## Objective
Tally the lines that include "matplotlib". Output the number only.
>> Start Data entries
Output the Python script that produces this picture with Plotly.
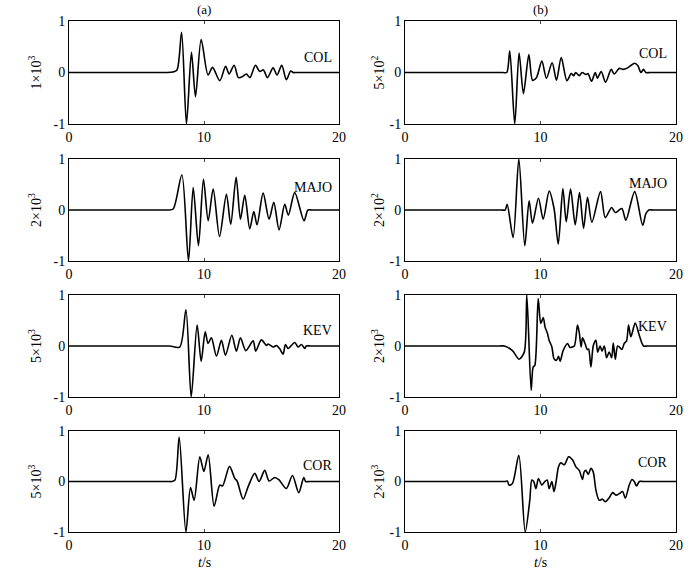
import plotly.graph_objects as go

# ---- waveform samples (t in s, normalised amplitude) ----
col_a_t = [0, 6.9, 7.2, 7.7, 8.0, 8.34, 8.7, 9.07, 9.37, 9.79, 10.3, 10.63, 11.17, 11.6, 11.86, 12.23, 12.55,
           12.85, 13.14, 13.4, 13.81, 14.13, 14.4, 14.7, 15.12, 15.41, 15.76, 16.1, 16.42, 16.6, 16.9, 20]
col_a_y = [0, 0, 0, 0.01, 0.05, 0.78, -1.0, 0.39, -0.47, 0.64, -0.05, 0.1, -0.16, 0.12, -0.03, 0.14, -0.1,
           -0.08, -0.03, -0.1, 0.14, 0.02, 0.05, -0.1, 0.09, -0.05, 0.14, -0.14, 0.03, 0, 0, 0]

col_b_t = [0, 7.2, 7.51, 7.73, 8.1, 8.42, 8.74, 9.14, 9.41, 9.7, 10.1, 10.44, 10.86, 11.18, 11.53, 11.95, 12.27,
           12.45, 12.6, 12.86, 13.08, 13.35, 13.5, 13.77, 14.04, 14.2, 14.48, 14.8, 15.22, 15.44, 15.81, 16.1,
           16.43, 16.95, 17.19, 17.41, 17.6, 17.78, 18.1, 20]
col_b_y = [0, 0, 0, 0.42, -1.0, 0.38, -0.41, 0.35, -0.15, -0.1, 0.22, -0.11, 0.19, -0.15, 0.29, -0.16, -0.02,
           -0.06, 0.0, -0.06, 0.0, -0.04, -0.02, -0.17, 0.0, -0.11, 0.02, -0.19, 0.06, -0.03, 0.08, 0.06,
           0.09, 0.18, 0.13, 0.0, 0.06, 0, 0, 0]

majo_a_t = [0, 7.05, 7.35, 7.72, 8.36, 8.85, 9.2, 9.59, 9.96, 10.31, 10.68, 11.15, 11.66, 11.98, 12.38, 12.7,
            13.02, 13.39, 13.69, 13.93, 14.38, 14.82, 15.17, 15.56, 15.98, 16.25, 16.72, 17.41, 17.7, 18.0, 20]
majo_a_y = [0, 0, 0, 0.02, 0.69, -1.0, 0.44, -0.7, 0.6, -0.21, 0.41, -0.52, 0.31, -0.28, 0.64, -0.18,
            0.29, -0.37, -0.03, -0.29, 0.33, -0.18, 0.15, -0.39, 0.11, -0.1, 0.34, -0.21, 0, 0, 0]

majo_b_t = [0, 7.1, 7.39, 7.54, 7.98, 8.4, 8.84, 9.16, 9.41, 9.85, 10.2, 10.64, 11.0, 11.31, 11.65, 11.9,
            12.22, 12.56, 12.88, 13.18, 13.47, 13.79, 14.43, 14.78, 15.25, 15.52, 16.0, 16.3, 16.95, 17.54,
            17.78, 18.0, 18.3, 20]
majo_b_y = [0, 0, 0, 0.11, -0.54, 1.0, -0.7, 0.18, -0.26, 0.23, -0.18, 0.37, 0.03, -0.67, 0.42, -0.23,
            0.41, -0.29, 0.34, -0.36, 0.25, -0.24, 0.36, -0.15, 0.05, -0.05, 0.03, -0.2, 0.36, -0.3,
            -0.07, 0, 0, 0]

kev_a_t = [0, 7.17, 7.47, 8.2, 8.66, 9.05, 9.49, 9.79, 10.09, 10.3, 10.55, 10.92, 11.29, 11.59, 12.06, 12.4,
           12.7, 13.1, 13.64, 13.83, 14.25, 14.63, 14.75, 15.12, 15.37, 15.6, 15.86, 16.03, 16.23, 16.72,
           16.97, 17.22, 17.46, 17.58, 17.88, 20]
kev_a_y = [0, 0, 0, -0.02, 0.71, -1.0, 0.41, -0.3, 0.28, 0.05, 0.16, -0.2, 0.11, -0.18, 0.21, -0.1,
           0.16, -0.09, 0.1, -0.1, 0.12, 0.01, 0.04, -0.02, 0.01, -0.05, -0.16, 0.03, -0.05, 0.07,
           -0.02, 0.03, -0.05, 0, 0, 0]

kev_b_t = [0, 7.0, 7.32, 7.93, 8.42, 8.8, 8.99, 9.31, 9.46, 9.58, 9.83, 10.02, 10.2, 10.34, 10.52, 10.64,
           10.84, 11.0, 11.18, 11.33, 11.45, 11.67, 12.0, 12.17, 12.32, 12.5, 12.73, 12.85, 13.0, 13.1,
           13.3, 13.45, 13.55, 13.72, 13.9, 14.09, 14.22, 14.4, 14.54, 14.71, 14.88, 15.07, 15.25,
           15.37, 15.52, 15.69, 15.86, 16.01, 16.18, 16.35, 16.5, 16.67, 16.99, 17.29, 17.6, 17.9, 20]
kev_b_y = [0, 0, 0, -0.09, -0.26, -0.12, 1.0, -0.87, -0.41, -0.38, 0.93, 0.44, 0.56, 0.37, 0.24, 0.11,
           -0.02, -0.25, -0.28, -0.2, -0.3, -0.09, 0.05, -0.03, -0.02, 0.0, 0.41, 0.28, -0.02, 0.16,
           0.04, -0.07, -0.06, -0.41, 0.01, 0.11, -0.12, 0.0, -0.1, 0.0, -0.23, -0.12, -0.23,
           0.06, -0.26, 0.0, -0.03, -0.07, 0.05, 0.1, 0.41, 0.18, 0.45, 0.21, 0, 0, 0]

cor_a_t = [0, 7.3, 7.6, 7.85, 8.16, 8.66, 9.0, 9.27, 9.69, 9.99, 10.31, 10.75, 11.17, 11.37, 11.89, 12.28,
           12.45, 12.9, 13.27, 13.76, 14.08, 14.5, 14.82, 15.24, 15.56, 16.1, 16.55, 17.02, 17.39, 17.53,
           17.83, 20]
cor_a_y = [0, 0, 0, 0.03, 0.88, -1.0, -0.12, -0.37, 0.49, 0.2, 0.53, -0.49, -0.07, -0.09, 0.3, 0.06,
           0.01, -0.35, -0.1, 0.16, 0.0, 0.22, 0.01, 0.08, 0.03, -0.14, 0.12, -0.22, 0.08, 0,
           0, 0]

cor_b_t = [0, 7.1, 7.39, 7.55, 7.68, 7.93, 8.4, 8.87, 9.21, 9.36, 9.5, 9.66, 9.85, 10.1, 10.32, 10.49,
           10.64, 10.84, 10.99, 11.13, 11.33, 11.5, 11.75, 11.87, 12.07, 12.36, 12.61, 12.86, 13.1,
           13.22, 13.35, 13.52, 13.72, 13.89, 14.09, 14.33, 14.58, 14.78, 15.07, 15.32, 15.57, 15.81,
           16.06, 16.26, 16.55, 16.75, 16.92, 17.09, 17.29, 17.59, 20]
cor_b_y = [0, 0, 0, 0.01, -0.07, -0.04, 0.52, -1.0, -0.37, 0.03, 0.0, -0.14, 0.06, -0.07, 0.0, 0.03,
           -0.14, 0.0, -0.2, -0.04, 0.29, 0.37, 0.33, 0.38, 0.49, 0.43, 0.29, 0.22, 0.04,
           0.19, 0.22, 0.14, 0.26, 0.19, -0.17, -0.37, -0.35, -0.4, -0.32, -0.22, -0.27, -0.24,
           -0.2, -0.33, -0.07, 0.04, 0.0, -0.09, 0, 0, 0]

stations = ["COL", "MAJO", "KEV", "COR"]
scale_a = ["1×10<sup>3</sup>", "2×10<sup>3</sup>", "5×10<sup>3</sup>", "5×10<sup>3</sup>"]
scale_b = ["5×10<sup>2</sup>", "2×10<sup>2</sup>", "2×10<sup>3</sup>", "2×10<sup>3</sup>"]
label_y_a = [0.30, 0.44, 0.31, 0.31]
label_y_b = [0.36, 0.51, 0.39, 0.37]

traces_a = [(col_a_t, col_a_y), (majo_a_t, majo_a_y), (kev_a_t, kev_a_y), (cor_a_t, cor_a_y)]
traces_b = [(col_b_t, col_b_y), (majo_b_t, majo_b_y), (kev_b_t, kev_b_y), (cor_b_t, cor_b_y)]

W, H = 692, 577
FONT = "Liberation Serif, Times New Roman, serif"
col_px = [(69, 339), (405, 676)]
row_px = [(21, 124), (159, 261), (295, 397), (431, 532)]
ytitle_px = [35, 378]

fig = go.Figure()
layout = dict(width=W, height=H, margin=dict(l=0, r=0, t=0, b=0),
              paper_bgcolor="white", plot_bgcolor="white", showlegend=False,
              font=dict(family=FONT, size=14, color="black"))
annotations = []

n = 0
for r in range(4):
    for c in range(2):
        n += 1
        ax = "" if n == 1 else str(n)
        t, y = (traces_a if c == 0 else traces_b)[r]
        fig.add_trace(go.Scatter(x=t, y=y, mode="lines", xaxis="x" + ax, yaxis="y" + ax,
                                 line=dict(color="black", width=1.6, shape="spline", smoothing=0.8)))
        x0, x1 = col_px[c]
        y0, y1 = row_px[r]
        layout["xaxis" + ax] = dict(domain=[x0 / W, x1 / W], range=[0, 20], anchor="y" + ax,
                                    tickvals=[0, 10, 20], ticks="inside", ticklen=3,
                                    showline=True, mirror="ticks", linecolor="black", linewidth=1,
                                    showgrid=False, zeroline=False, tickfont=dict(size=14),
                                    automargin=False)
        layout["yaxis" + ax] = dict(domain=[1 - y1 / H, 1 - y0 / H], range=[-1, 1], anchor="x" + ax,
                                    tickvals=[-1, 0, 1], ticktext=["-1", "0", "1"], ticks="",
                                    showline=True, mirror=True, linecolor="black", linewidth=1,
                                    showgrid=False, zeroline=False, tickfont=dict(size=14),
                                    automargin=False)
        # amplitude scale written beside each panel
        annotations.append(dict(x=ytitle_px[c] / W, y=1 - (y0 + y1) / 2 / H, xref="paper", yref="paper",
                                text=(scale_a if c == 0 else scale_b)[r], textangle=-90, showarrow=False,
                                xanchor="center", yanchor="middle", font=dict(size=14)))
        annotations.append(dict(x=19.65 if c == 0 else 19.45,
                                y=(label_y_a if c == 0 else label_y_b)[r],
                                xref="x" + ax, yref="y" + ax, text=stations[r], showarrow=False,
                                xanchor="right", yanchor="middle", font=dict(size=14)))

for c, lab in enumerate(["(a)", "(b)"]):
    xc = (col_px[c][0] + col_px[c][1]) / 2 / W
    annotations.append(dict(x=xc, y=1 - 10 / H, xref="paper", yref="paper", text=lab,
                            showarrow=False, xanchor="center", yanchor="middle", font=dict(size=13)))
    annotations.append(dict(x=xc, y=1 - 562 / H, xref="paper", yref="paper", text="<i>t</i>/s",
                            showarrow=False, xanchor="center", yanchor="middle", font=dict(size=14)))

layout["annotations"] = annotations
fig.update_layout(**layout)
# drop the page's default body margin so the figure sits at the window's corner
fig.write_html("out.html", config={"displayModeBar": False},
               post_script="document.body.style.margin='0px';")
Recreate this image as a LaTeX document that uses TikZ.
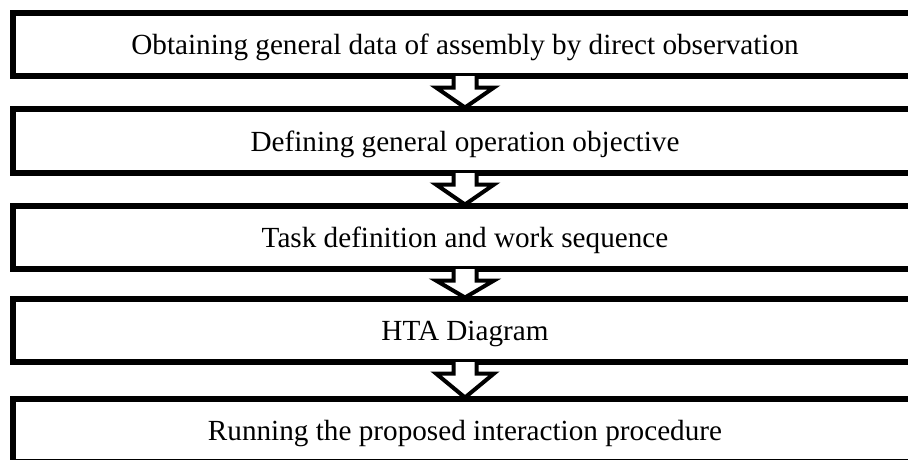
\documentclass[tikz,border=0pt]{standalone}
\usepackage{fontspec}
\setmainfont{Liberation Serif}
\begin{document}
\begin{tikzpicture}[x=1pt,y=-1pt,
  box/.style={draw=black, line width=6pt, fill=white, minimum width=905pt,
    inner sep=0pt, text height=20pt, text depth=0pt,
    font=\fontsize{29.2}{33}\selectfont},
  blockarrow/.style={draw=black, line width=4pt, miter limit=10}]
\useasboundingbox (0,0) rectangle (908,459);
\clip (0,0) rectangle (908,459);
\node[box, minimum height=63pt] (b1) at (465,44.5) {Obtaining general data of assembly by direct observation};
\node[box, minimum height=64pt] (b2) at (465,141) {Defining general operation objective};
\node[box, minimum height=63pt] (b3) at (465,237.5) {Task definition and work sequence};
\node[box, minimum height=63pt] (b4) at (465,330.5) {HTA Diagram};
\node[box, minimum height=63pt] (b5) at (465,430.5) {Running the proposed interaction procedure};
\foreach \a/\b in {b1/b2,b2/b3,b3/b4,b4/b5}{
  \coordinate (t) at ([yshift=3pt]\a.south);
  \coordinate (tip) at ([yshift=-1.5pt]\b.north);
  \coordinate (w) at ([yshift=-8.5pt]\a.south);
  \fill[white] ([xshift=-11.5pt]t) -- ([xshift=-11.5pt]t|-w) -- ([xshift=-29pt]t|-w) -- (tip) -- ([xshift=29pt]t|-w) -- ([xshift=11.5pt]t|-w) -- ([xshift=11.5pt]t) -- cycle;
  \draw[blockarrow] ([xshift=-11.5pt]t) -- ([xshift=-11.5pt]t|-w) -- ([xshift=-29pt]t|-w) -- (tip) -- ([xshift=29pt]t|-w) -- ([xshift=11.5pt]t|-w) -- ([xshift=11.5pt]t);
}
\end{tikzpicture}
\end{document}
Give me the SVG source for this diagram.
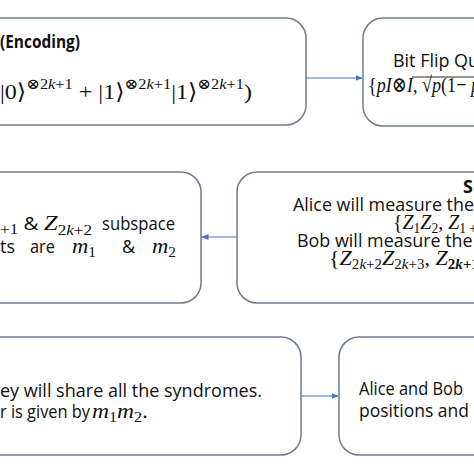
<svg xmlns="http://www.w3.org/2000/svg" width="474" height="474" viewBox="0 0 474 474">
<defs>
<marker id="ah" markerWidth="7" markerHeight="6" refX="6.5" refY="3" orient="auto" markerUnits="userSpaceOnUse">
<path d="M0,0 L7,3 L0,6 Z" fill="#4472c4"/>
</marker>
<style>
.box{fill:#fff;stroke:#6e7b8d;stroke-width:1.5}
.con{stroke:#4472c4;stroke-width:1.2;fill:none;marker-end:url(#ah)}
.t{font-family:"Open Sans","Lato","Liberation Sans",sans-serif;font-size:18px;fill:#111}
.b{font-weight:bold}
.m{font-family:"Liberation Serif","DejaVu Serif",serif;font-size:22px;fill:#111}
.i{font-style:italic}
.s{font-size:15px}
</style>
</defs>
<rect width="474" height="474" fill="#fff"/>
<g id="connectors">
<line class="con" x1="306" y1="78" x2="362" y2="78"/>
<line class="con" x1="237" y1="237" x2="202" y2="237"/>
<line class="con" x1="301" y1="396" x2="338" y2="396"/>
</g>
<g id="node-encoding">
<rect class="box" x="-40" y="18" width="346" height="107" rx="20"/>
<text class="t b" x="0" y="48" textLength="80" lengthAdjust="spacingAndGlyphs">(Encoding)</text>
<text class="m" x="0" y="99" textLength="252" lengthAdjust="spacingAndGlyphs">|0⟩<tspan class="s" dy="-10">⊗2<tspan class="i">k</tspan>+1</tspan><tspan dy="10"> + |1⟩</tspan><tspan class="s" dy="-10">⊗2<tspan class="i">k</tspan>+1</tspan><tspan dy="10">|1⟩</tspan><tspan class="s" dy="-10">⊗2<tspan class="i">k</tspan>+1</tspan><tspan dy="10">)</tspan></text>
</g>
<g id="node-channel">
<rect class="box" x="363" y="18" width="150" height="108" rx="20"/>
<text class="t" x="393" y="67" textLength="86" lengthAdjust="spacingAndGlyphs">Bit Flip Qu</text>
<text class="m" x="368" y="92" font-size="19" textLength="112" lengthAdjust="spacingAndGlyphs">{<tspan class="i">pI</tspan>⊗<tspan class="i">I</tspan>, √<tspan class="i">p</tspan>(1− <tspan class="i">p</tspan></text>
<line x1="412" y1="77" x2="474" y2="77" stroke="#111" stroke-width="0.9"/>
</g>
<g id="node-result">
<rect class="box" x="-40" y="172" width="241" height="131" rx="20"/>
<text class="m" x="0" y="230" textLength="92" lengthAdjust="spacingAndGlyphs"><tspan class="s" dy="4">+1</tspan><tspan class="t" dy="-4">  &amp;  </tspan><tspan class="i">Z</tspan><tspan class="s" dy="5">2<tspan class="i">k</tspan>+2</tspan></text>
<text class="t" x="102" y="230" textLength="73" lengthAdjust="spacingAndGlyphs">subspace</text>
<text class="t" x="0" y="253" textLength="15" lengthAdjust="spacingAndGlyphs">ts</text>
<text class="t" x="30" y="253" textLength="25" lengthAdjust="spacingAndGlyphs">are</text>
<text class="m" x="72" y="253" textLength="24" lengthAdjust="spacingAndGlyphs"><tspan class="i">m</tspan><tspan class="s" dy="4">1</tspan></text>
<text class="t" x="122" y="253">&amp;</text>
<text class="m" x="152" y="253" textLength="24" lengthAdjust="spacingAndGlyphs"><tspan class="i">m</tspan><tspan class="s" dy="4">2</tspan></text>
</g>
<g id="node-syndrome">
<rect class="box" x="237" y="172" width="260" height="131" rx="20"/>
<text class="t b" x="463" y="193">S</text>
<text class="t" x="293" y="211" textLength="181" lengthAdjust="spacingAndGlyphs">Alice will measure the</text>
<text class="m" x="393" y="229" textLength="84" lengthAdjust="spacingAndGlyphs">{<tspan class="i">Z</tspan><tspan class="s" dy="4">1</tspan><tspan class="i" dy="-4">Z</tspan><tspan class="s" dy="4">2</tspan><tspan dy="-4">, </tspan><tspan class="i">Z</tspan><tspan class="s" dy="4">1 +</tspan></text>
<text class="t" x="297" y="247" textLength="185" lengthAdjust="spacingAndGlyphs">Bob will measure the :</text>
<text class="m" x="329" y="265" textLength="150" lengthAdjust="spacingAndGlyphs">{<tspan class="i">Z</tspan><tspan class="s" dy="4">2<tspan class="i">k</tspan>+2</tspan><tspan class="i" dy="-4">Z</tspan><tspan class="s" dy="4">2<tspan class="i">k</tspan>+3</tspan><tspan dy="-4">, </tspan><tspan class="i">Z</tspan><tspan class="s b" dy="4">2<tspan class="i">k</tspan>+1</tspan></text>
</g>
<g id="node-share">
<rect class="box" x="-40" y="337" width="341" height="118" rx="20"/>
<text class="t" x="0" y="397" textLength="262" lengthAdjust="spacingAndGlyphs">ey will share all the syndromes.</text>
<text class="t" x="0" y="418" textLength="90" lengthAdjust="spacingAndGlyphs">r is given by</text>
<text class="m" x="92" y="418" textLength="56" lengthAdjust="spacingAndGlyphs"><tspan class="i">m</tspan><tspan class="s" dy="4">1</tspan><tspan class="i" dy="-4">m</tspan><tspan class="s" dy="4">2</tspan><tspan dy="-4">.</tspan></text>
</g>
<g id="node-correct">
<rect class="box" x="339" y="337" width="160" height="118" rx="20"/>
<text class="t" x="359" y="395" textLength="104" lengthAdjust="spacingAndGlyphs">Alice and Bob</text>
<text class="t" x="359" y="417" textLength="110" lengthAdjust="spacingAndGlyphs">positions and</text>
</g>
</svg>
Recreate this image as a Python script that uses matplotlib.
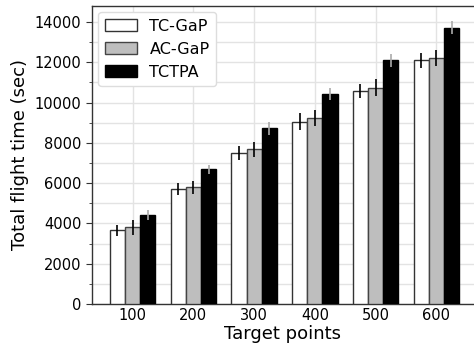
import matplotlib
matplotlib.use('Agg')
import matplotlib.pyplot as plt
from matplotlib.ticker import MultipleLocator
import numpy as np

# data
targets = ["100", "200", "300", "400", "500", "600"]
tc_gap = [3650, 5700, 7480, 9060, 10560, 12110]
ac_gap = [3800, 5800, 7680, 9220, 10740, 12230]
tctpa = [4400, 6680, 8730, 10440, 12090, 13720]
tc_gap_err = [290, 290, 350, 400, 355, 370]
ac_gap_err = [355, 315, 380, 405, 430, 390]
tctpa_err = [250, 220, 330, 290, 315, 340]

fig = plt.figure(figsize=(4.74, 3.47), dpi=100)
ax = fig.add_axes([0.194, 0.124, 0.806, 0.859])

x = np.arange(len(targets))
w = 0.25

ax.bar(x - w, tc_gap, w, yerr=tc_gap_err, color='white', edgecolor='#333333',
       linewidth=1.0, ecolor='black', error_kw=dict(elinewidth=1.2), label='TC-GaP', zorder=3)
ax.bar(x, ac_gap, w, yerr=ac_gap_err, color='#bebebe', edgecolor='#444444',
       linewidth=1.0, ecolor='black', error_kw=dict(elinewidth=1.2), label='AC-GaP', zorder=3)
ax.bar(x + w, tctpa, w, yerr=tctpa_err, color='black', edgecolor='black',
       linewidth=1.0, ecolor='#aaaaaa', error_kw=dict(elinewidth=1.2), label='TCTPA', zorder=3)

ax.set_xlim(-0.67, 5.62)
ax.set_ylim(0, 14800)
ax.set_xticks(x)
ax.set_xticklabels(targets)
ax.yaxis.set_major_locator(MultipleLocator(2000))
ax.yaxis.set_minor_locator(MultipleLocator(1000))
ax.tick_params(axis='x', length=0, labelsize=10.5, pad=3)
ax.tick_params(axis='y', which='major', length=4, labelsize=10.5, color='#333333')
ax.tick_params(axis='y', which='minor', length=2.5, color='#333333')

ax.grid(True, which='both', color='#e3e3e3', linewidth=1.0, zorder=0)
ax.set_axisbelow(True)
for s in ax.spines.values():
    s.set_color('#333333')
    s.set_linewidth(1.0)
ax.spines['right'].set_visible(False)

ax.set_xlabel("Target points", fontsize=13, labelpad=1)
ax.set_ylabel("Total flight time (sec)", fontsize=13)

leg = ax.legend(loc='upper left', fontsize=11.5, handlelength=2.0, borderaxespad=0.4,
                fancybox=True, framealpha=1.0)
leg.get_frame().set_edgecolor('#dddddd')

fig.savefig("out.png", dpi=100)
>> End Data entries
## Output of the exercise
5